So yesterday my roommate, Chaz, and I took Stu (our house dog) to the dog park. Little did I know I would be doing more people watching than keeping an eye on the pup...
Just to give you an idea of what the Lincoln Dog Park is like, it is a few acres of open, fenced-in grass. That's it. Inside the fence are people and their dogs. No dog looks the same, and neither do the people. While the dogs are all there for basically the same reasons, their owners aren't exactly sure why they've ended up there or what they're supposed to be doing doing. They just know they love their dogs and probably all dogs for that matter.
So Chaz and I make our way through a series of gates, Stu digging in deep to escape his leash. Once he's let off the leash, it's a mad dash for the closest piece of tail (literally) he can find. This is where things get a bit screwy, or maybe not. For the next thirty minutes or so, Stu engages in a constant rampage with the other dogs. He doesn't discriminate either. Our suave (by this I should really say overly aggressive) dog was getting digits from terriers to greyhounds (Stu is rightfully a "mut" who lives in a house of nine people...all "muts"). So from here on out, it's a series of tackling, sniffing, licking, and excreting...you know, dog stuff...the simple things a dog needs for carving enjoyment out of life.
So what about us humans? Where is our dose of Monday afternoon entertainment?
The people at the park...ohh the people. I was aware Wisconsin had a generous amount of eccentrics calling the land of dairy home, but I guess I always considered MKE an exception...until yesterday. As soon as we showed up, I shot Chaz a glance that wondered, "Who are these people and what do they do with their lives?" Okay, a little harsh, but I really just wanted to know if these folks were the dog version of a cat-lady or were just trying to escape the spouse and kids for a thirty minute block out of their day with ole' Sparky. Whatever the reason, it seemed like once you made your way through the final gate into the dog park, you became a dog enthusiast. Like programmed robots, the watchers engage in a continuum of keeping an eye on Sparky, inquiring about other dogs, spitting out dog facts, and meandering aimlessly until it's time to wrangle their pet and pack it in for supper. Oh and forget trying to get your dog to "stop" or "come" or "fetch" because once the your canine is within the fencing, all bets are off for mannerisms. This is dog-world and there's no real estate left for humans. Stu's got his dog pals at the park and homosapien homies at home.

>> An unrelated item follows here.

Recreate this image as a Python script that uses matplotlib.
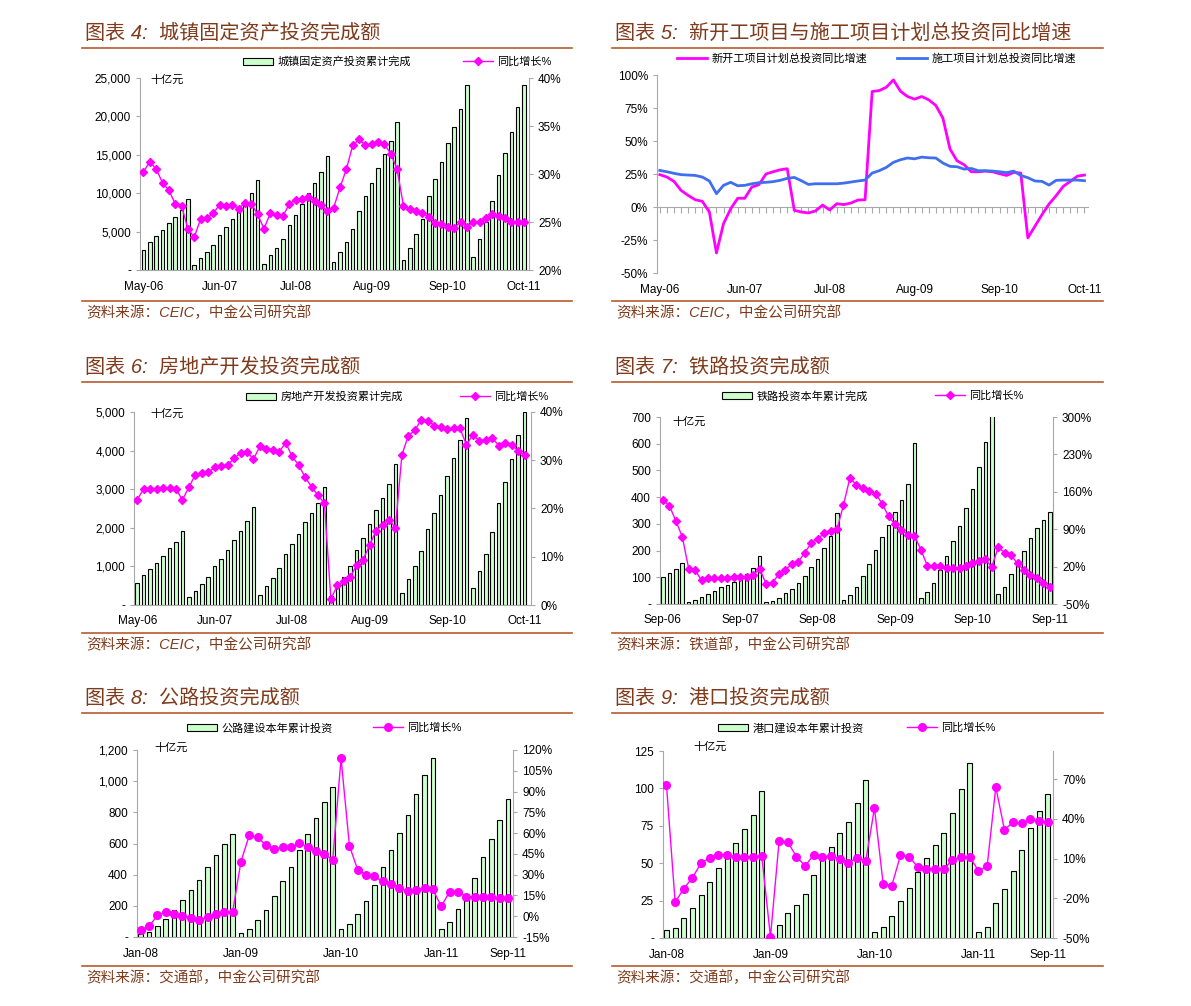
import numpy as np
import matplotlib
matplotlib.use("Agg")
import matplotlib.pyplot as plt
from matplotlib.ticker import FuncFormatter
from matplotlib.lines import Line2D
from matplotlib.patches import Patch

W, H = 1191, 1006
plt.rcParams["font.family"] = ["Liberation Sans", "Noto Sans CJK SC"]

BROWN = "#7f3b1c"
RULE = "#b85a2c"
GREY = "#a8a8a8"
BAR_FILL = "#ccffcc"
MAGENTA = "#ff00ff"
BLUE = "#3f6fef"

# ---- 图表4: 城镇固定资产投资 (May-06 .. Oct-11, no January) ----
fai_ticks = ["May-06", "Jun-07", "Jul-08", "Aug-09", "Sep-10", "Oct-11"]
fai_values = [2600, 3600, 4400, 5200, 6100, 6900, 7800, 9300,
              700, 1500, 2300, 3200, 4600, 5600, 6700, 7900, 8900, 10000, 11700,
              800, 1900, 2800, 4000, 5900, 7200, 8600, 10000, 11300, 12700, 14800,
              1100, 2400, 3700, 5300, 7700, 9600, 11300, 13300, 15100, 16800, 19300,
              1300, 2900, 4700, 6700, 9700, 11900, 14000, 16600, 18600, 21000, 24100,
              1700, 4000, 6200, 9000, 12400, 15200, 18000, 21200, 24100]
fai_growth = [30.2, 31.3, 30.5, 29.1, 28.3, 26.9, 26.7, 24.3,
              23.4, 25.3, 25.4, 25.9, 26.8, 26.7, 26.8, 26.4, 27.0, 26.9, 25.8,
              24.3, 25.9, 25.7, 25.6, 26.9, 27.3, 27.4, 27.6, 27.2, 26.8, 26.1,
              26.5, 28.6, 30.5, 33.0, 33.6, 33.0, 33.1, 33.3, 33.1, 32.1, 30.5,
              26.7, 26.4, 26.1, 25.9, 25.5, 24.9, 24.8, 24.5, 24.4, 25.0, 24.5,
              25.0, 25.0, 25.4, 25.8, 25.6, 25.4, 25.0, 25.0, 25.0]

# ---- 图表5: 新开工 / 施工项目计划总投资同比 ----
proj_ticks = ["May-06", "Jun-07", "Jul-08", "Aug-09", "Sep-10", "Oct-11"]
new_start = [24.5, 22.7, 19.4, 12.6, 8.8, 5.5, 4.3, -3.8, -34.8, -12.6,
             -1.5, 6.6, 6.6, 15.1, 16.9, 25.0, 26.7, 28.2, 29.0, -2.5,
             -3.8, -4.5, -3.0, 1.5, -2.3, 2.5, 1.8, 3.0, 5.3, 5.5,
             87.5, 88.2, 90.7, 96.3, 87.7, 83.7, 81.7, 83.7, 81.2, 76.9,
             67.3, 43.9, 35.0, 32.0, 26.7, 26.7, 27.2, 26.7, 25.2, 23.9,
             26.2, 25.7, -23.4, -14.6, -5.8, 2.3, 8.6, 15.6, 19.4, 23.4, 24.2]
under_constr = [27.7, 26.7, 25.5, 24.5, 24.2, 23.9, 22.7, 19.7, 10.1, 16.4,
                18.7, 16.1, 16.4, 17.6, 18.4, 18.7, 19.2, 20.2, 21.7, 22.4,
                19.9, 17.1, 17.6, 17.6, 17.6, 17.6, 18.1, 18.9, 19.7, 20.4,
                25.7, 27.5, 30.0, 33.8, 35.8, 37.1, 36.5, 37.8, 37.3, 37.1,
                33.3, 30.8, 30.5, 28.7, 29.2, 27.5, 27.5, 27.2, 26.7, 26.0,
                27.2, 23.9, 22.2, 19.7, 19.4, 16.6, 20.2, 20.4, 20.4, 20.4, 19.9]

# ---- 图表6: 房地产开发投资 ----
re_ticks = ["May-06", "Jun-07", "Jul-08", "Aug-09", "Sep-10", "Oct-11"]
re_values = [560, 770, 945, 1100, 1280, 1470, 1630, 1930,
             200, 350, 540, 730, 1000, 1200, 1420, 1690, 1930, 2170, 2540,
             250, 485, 700, 970, 1320, 1580, 1850, 2150, 2380, 2650, 3050,
             230, 470, 730, 1020, 1420, 1740, 2090, 2460, 2780, 3130, 3640,
             320, 685, 1000, 1390, 1980, 2380, 2840, 3350, 3800, 4280, 4840,
             430, 880, 1330, 1880, 2630, 3180, 3770, 4410, 5000]
re_growth = [21.8, 24.1, 24.0, 24.0, 24.3, 24.2, 24.0, 21.8,
             24.4, 27.0, 27.4, 27.5, 28.5, 28.9, 29.0, 30.4, 31.5, 31.8, 30.2,
             32.9, 32.4, 32.2, 31.8, 33.6, 30.8, 29.0, 26.5, 24.5, 22.7, 21.1,
             1.2, 4.1, 4.9, 5.8, 8.3, 9.4, 12.4, 15.4, 16.6, 17.7, 16.0,
             31.1, 35.1, 36.2, 38.4, 38.2, 37.2, 36.9, 36.5, 36.6, 36.6, 33.2,
             35.3, 34.0, 34.2, 34.7, 33.0, 33.6, 33.2, 32.0, 31.0]

# ---- 图表7: 铁路投资 (Sep-06 .. Sep-11) ----
rail_ticks = ["Sep-06", "Sep-07", "Sep-08", "Sep-09", "Sep-10", "Sep-11"]
rail_values = [100, 115, 130, 154,
               8, 16, 25, 36, 48, 64, 71, 83, 96, 114, 134, 178,
               8, 13, 24, 40, 55, 79, 106, 138, 170, 209, 253, 340,
               16, 35, 64, 106, 150, 201, 249, 295, 343, 390, 449, 603,
               24, 44, 80, 126, 178, 235, 291, 359, 430, 513, 606, 706,
               36, 64, 111, 150, 199, 246, 284, 316, 346]
rail_growth = [145, 134, 106, 76,
               16, 13, -6, -2, -2, -1, -1, 1, 1, 1, 4, 16,
               -12, -10, 6, 14, 25, 29, 46, 64, 72, 82, 86, 90,
               135, 186, 173, 167, 162, 156, 138, 114, 99, 89, 79, 78,
               52, 22, 21, 21, 18, 18, 18, 22, 26, 31, 34, 19,
               56, 46, 41, 26, 13, 4, -2, -10, -18]

# ---- 图表8: 公路投资 (Jan-08 .. Sep-11) ----
hw_ticks = ["Jan-08", "Jan-09", "Jan-10", "Jan-11", "Sep-11"]
hw_values = [20, 32, 71, 118, 176, 240, 303, 367, 447, 524, 597, 663,
             26, 52, 112, 174, 262, 361, 451, 556, 661, 766, 865, 964,
             52, 84, 150, 228, 333, 451, 556, 670, 781, 919, 1041, 1149,
             52, 97, 178, 264, 380, 511, 629, 754, 884]
hw_growth = [-10.2, -7.3, 0.7, 2.8, 1.4, 0.4, -1.3, -2.7, -0.8, 1.4, 3.1, 2.8,
             39.3, 58.4, 57.0, 51.2, 48.7, 49.7, 49.7, 52.6, 50.2, 47.3, 45.1, 40.5,
             114.0, 50.9, 33.3, 30.1, 28.7, 25.1, 23.6, 20.7, 17.9, 19.1, 20.5, 19.3,
             7.2, 17.6, 17.8, 14.2, 13.9, 13.9, 13.9, 13.5, 13.5]

# ---- 图表9: 港口投资 (Jan-08 .. Sep-11) ----
port_ticks = ["Jan-08", "Jan-09", "Jan-10", "Jan-11", "Sep-11"]
port_values = [5.6, 6.9, 13.2, 20.1, 29.0, 37.5, 46.9, 57.0, 63.8, 72.8, 81.9, 98.2,
               2.2, 8.5, 16.5, 22.1, 29.7, 42.2, 53.6, 60.9, 70.1, 77.7, 90.0, 105.8,
               4.0, 7.6, 14.5, 25.0, 33.3, 43.8, 53.3, 62.3, 70.5, 83.7, 99.6, 117.0,
               4.0, 7.6, 23.4, 32.6, 44.9, 58.9, 73.4, 85.0, 96.2]
port_growth = [65.5, -23.0, -12.7, -4.4, 6.7, 10.5, 13.0, 13.0, 11.3, 11.3, 11.3, 11.8,
               -49.2, 23.4, 22.3, 11.5, 4.4, 13.0, 11.3, 12.0, 9.7, 7.0, 10.5, 8.5,
               48.1, -8.9, -10.4, 12.3, 11.5, 3.4, 2.2, 2.2, 1.9, 9.0, 11.3, 11.3,
               0.7, 4.2, 63.9, 31.7, 37.5, 36.5, 39.5, 38.0, 37.5]


def fx(x):
    return x / W


def fy(y):
    return 1 - y / H


def px_axes(fig, l, t, r, b):
    return fig.add_axes([l / W, 1 - b / H, (r - l) / W, (b - t) / H])


def grey_spines(ax):
    for s in ax.spines.values():
        s.set_color(GREY)
        s.set_linewidth(0.8)
    ax.spines["top"].set_visible(False)
    ax.tick_params(colors=GREY, labelcolor="black", labelsize=8.5, length=3, width=0.8)


def frame(fig, x0, x1, title, title_y, rule_y, src, src_rule_y):
    fig.text(fx(x0 + 3), fy(title_y), title, fontsize=14.5, color=BROWN,
             style="italic", va="center", ha="left")
    fig.add_artist(Line2D([fx(x0), fx(x1)], [fy(rule_y), fy(rule_y)], color=RULE, lw=1.2))
    fig.add_artist(Line2D([fx(x0), fx(x1)], [fy(src_rule_y), fy(src_rule_y)], color=RULE, lw=1.2))
    fig.text(fx(x0 + 4), fy(src_rule_y + 12), src, fontsize=10.5, color=BROWN,
             style="italic", va="center", ha="left")


def legend_item(fig, handle, label, x, y):
    fig.legend([handle], [label], loc="center left", bbox_to_anchor=(fx(x), fy(y)),
               frameon=False, fontsize=8, borderpad=0, borderaxespad=0,
               handlelength=2.7, handletextpad=0.4)


def bar_line_panel(fig, box, values, growth, tick_labels, tick_step, xlim,
                   ylim_l, yticks_l, ylim_r, yticks_r, marker, ms,
                   bar_label, leg_bar_x, leg_line_x, leg_y, unit_xy, pad=8):
    ax = px_axes(fig, *box)
    x = np.arange(len(values))
    ax.bar(x, values, width=0.55, color=BAR_FILL, edgecolor="black", linewidth=0.8)
    ax.set_xlim(*xlim)
    ax.set_ylim(*ylim_l)
    ax.set_yticks(yticks_l)
    ax.yaxis.set_major_formatter(FuncFormatter(lambda v, p: "-" if v == 0 else f"{v:,.0f}"))
    ticks = [min(i * tick_step, len(values) - 1) for i in range(len(tick_labels))]
    ax.set_xticks(ticks)
    ax.set_xticklabels(tick_labels)
    grey_spines(ax)
    ax.spines["right"].set_visible(False)
    ax.tick_params(axis="x", length=0, pad=pad)

    ax2 = ax.twinx()
    ax2.plot(x, growth, color=MAGENTA, lw=1, marker=marker, ms=ms, mec=MAGENTA)
    ax2.set_ylim(*ylim_r)
    ax2.set_yticks(yticks_r)
    ax2.yaxis.set_major_formatter(FuncFormatter(lambda v, p: f"{v:.0f}%"))
    grey_spines(ax2)
    ax2.spines["left"].set_visible(False)
    ax2.spines["bottom"].set_visible(False)

    fig.text(fx(unit_xy[0]), fy(unit_xy[1]), "十亿元", fontsize=8, va="center", ha="left")
    legend_item(fig, Patch(facecolor=BAR_FILL, edgecolor="black", lw=0.8), bar_label, leg_bar_x, leg_y)
    legend_item(fig, Line2D([], [], color=MAGENTA, lw=1, marker=marker, ms=ms), "同比增长%", leg_line_x, leg_y)
    return ax, ax2


def main():
    fig = plt.figure(figsize=(W / 100, H / 100), dpi=100)

    # 图表4
    frame(fig, 82, 572, "图表 4:  城镇固定资产投资完成额", 33, 48,
          "资料来源：CEIC，中金公司研究部", 301)
    bar_line_panel(fig, (140, 78, 529, 270), fai_values, fai_growth, fai_ticks, 12,
                   (-0.55, 60.8), (0, 25000), range(0, 25001, 5000),
                   (20, 40), range(20, 41, 5), "D", 4.5,
                   "城镇固定资产投资累计完成", 243, 463, 62, (150, 80))

    # 图表5
    frame(fig, 612, 1103, "图表 5:  新开工项目与施工项目计划总投资同比增速", 33, 48,
          "资料来源：CEIC，中金公司研究部", 301)
    ax = px_axes(fig, 657, 75, 1088, 273)
    x = np.arange(len(new_start))
    ax.plot(x, new_start, color=MAGENTA, lw=2)
    ax.plot(x, under_constr, color=BLUE, lw=2)
    ax.set_xlim(-0.4, 60.5)
    ax.set_ylim(-50, 100)
    ax.set_yticks(range(-50, 101, 25))
    ax.yaxis.set_major_formatter(FuncFormatter(lambda v, p: f"{v:.0f}%"))
    ax.set_xticks([i * 12 for i in range(len(proj_ticks))])
    ax.set_xticklabels(proj_ticks)
    grey_spines(ax)
    ax.spines["right"].set_visible(False)
    ax.spines["bottom"].set_visible(False)
    ax.tick_params(axis="x", length=0, pad=8)
    zero = ax.secondary_xaxis(50 / 150)
    zero.set_xticks(x)
    zero.tick_params(axis="x", labelbottom=False, length=4, colors=GREY, width=0.8)
    zero.spines["bottom"].set_color(GREY)
    legend_item(fig, Line2D([], [], color=MAGENTA, lw=2), "新开工项目计划总投资同比增速", 677, 59)
    legend_item(fig, Line2D([], [], color=BLUE, lw=2), "施工项目计划总投资同比增速", 897, 59)

    # 图表6
    frame(fig, 82, 572, "图表 6:  房地产开发投资完成额", 367, 382,
          "资料来源：CEIC，中金公司研究部", 633)
    bar_line_panel(fig, (134, 412, 531, 605), re_values, re_growth, re_ticks, 12,
                   (-0.5, 61.0), (0, 5000), range(0, 5001, 1000),
                   (0, 40), range(0, 41, 10), "D", 4.5,
                   "房地产开发投资累计完成", 246, 460, 397, (150, 414), pad=7)

    # 图表7
    frame(fig, 612, 1103, "图表 7:  铁路投资完成额", 367, 382,
          "资料来源：铁道部，中金公司研究部", 633)
    bar_line_panel(fig, (660, 417, 1053, 604), rail_values, rail_growth, rail_ticks, 12,
                   (-0.45, 60.5), (0, 700), range(0, 701, 100),
                   (-50, 300), range(-50, 301, 70), "D", 4.5,
                   "铁路投资本年累计完成", 722, 935, 396, (672, 422), pad=7)

    # 图表8
    frame(fig, 82, 572, "图表 8:  公路投资完成额", 698, 713,
          "资料来源：交通部，中金公司研究部", 966)
    bar_line_panel(fig, (137, 750, 513, 937), hw_values, hw_growth, hw_ticks, 12,
                   (-0.45, 44.6), (0, 1200), range(0, 1201, 200),
                   (-15, 120), range(-15, 121, 15), "o", 5.5,
                   "公路建设本年累计投资", 187, 373, 728, (154, 748))

    # 图表9
    frame(fig, 612, 1103, "图表 9:  港口投资完成额", 698, 713,
          "资料来源：交通部，中金公司研究部", 966)
    bar_line_panel(fig, (663, 751, 1053, 938), port_values, port_growth, port_ticks, 12,
                   (-0.4, 44.6), (0, 125), range(0, 126, 25),
                   (-50, 91.2), range(-50, 71, 30), "o", 5.5,
                   "港口建设本年累计投资", 718, 907, 728, (693, 747))

    fig.savefig("out.png", dpi=100)


if __name__ == "__main__":
    main()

Whatever, Stu. I'll just people-watch. The guy in overalls and a trucker hat snatches his fat stoagie, which is hiding among the beard engulfing the hole in his face. Entertainment at last. His is the gray Labradoodle going at it with what looks like an undersized German Shepherd. Like most of the people there, this man can't decide whether to break up the tussle or let the dogs keep at it. You can see it on their face, and the hesitant, half-step forward is always a dead give-away. The smaller dog owners are often stuck in this kind of position, fearing for their Basset Hound or Pomerani's life. "OK Stanleyy I think it's time to go now," yells one woman in a very thick Wisconsin accent as her terrier clings to a tree, its only life line amidst a huddle of larger dogs waiting to toss the pup in the air like a rag doll. So survival of the fittest. What's new. Besides, did the lady not see the sign for the separate "Small Dog Area" at the front of the entrance? Maybe it was one too many diet pills this morning or the blood clogging in her legs due to unbearably tight jogging pants. You make the call.
In any event, I'm kind of looking forward to a second visit to Lincoln. Unless I know that one guy will be there...you know, the guy who obnoxiously instructs his mut to "TAKE IT DOWN A NOTCH, JOHN JAMES" every two minutes. Yeah, he named it John James. I don't know. Do we take our dogs to these places for their entertainment or ours? Probably both. I even brought a book. Didn't open it (didn't need to) but brought it.
It's better than TV folks. So next time you're tempted to turn on some god-awful tube (see Jersey Shore and all reality TV for that matter), grab a dog, any dog, and head to the park where dogs are watched by people, people are watching people, and dogs are doing dog things.